**Material**
== == ==
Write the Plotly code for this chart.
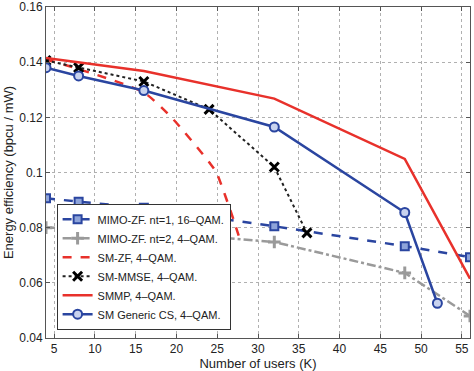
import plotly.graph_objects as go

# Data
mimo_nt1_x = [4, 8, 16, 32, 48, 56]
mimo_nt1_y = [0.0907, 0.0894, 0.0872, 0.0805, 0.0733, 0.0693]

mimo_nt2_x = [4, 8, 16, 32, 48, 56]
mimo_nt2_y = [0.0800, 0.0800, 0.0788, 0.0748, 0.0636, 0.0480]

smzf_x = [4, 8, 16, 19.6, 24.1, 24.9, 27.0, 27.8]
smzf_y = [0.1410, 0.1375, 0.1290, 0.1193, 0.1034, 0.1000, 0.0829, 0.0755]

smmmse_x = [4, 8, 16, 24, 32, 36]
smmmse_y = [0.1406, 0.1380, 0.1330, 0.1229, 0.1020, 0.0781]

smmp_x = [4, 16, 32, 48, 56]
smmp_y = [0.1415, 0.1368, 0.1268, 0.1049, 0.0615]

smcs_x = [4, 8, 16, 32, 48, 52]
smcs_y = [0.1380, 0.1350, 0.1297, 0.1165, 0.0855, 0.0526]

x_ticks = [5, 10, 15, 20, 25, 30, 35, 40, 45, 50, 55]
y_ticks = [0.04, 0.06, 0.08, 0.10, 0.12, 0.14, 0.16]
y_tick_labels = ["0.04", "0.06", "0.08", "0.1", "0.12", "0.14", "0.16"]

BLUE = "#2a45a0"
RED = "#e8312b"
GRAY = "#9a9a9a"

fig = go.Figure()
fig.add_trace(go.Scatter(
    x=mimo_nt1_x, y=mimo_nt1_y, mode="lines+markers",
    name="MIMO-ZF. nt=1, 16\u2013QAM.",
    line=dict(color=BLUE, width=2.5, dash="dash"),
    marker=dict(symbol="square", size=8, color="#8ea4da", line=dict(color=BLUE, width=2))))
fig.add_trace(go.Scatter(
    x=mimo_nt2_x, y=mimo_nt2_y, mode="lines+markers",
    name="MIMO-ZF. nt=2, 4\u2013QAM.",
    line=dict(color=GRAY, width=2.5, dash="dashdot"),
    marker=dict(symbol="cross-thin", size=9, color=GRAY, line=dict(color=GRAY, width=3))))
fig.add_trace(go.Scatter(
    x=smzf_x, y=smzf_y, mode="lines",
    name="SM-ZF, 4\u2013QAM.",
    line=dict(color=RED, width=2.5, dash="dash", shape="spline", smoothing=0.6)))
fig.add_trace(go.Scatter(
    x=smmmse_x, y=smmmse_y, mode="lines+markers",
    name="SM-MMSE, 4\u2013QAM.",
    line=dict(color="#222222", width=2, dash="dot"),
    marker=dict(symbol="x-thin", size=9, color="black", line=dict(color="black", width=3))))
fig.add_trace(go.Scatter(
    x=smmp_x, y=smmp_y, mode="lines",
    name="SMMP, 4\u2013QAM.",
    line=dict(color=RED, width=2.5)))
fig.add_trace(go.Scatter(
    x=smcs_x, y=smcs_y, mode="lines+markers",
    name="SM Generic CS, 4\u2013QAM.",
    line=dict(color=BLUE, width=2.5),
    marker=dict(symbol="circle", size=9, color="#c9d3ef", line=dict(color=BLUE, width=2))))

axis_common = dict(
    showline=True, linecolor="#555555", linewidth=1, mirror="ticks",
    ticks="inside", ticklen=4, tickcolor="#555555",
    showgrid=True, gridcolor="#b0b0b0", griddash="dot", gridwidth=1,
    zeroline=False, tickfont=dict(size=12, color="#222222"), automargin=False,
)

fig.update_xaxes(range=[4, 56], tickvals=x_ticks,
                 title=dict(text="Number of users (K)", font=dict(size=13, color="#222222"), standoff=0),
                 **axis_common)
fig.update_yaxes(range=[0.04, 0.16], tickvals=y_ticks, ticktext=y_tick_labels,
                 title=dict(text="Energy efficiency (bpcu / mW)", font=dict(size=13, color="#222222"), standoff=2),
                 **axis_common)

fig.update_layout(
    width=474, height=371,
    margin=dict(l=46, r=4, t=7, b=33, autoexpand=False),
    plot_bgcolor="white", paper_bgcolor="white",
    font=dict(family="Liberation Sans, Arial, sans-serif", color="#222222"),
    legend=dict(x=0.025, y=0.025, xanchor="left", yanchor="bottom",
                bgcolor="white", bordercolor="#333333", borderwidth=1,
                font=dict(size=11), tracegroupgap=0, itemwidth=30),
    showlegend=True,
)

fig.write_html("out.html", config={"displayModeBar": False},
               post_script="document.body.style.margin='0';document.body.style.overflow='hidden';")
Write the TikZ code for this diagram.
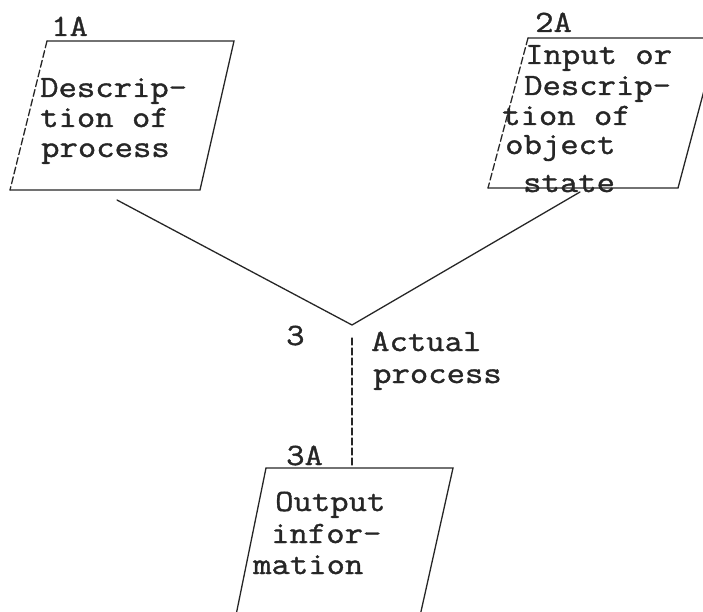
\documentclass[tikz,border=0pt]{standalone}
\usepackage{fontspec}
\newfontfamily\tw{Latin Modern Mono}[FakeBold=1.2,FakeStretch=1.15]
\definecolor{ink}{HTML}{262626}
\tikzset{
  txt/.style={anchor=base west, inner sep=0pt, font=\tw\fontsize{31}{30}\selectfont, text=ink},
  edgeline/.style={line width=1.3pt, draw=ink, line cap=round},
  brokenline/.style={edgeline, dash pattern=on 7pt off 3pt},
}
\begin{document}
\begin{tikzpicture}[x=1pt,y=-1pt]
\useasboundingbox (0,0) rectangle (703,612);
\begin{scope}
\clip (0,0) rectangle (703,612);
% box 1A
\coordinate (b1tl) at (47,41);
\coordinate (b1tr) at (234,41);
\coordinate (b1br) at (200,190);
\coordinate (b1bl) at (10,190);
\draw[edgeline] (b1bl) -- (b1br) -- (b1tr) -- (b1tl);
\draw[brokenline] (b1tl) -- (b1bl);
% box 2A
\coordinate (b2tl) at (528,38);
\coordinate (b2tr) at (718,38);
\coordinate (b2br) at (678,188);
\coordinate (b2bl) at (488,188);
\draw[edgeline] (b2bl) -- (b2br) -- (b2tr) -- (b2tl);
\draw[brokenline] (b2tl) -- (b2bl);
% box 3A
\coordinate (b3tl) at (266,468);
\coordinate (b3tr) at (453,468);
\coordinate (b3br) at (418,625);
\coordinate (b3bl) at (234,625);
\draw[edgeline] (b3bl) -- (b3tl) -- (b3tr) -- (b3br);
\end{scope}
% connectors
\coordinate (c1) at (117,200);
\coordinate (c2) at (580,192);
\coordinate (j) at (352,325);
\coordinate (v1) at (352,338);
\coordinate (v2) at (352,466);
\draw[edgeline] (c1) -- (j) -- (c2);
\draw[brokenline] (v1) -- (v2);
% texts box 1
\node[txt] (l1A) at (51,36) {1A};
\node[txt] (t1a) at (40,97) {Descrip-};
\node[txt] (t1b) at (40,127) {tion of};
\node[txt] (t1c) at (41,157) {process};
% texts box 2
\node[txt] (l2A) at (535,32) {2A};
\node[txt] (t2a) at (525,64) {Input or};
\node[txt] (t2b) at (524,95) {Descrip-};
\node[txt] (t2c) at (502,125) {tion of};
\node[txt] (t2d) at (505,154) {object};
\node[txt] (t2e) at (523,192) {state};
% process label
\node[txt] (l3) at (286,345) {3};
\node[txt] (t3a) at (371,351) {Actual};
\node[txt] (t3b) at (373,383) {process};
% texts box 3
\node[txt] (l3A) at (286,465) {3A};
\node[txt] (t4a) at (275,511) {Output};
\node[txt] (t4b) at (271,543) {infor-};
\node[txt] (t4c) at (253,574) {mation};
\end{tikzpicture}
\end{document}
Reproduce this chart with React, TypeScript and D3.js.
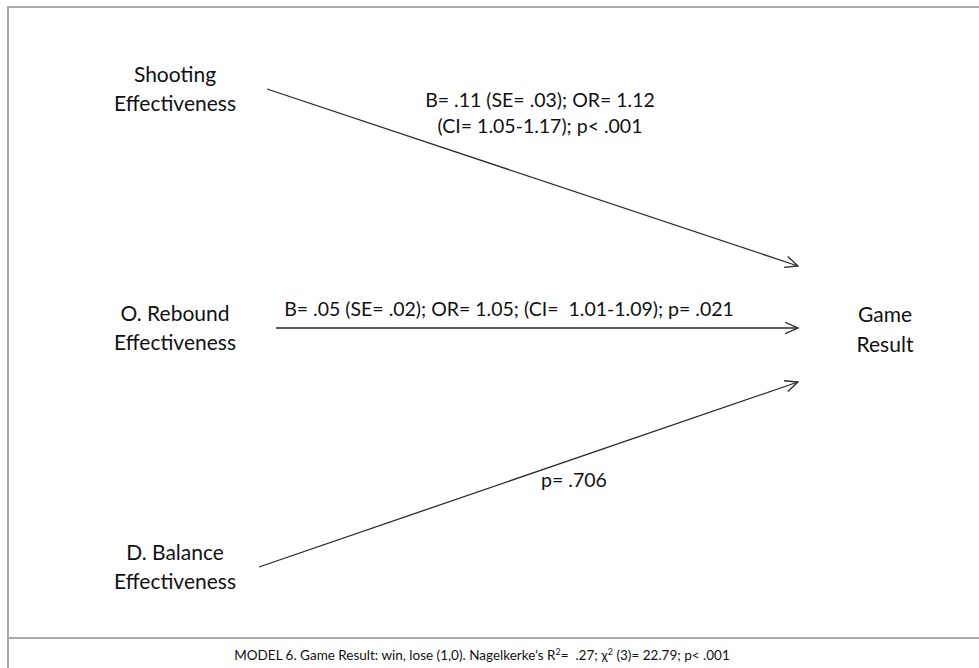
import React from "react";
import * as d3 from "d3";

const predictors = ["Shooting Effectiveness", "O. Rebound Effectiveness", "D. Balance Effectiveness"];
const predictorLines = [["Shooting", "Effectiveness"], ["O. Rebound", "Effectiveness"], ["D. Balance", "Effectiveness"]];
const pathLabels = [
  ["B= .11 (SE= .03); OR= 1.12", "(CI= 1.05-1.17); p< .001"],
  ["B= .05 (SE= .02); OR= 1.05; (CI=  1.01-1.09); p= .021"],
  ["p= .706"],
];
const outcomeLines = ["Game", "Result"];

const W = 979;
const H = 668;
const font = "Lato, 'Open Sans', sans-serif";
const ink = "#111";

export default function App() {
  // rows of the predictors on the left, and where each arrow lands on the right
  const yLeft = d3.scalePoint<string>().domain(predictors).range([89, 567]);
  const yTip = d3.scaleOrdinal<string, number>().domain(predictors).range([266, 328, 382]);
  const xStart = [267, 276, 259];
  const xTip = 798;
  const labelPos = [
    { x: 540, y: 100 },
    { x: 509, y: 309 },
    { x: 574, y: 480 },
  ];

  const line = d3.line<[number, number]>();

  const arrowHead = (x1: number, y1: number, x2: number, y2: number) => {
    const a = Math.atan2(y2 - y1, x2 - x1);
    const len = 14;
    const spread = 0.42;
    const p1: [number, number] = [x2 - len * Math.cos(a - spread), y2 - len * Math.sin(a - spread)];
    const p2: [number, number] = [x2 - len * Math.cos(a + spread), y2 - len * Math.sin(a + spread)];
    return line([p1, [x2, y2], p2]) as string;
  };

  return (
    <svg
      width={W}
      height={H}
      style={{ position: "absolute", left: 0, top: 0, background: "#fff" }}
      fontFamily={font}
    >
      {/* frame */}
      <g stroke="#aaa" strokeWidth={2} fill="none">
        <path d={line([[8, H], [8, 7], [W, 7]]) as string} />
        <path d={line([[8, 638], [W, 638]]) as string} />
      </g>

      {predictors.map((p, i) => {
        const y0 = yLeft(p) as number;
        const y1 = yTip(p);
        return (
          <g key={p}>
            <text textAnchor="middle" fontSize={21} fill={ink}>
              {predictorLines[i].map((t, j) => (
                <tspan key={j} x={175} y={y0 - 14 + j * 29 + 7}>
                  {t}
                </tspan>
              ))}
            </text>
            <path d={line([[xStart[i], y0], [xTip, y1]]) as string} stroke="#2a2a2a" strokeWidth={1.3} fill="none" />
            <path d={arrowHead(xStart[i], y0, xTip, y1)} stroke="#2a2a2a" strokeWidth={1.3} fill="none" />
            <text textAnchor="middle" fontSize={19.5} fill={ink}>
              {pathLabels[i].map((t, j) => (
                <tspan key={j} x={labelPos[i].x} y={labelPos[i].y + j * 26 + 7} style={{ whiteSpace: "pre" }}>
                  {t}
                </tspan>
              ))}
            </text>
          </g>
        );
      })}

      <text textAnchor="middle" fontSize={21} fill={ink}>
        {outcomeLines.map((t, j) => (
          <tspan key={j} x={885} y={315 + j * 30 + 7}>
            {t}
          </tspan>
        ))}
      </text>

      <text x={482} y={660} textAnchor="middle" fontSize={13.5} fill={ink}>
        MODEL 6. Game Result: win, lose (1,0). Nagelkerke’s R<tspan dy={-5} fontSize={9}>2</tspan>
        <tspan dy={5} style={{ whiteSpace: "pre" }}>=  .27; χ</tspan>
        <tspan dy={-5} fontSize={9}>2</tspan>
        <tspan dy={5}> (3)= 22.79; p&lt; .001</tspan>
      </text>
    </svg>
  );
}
== == ==
**Written task**
Extract all lines containing the word "code".

**Solution to this task**
Write the Plotly code for this chart.
Write the TikZ code for this diagram.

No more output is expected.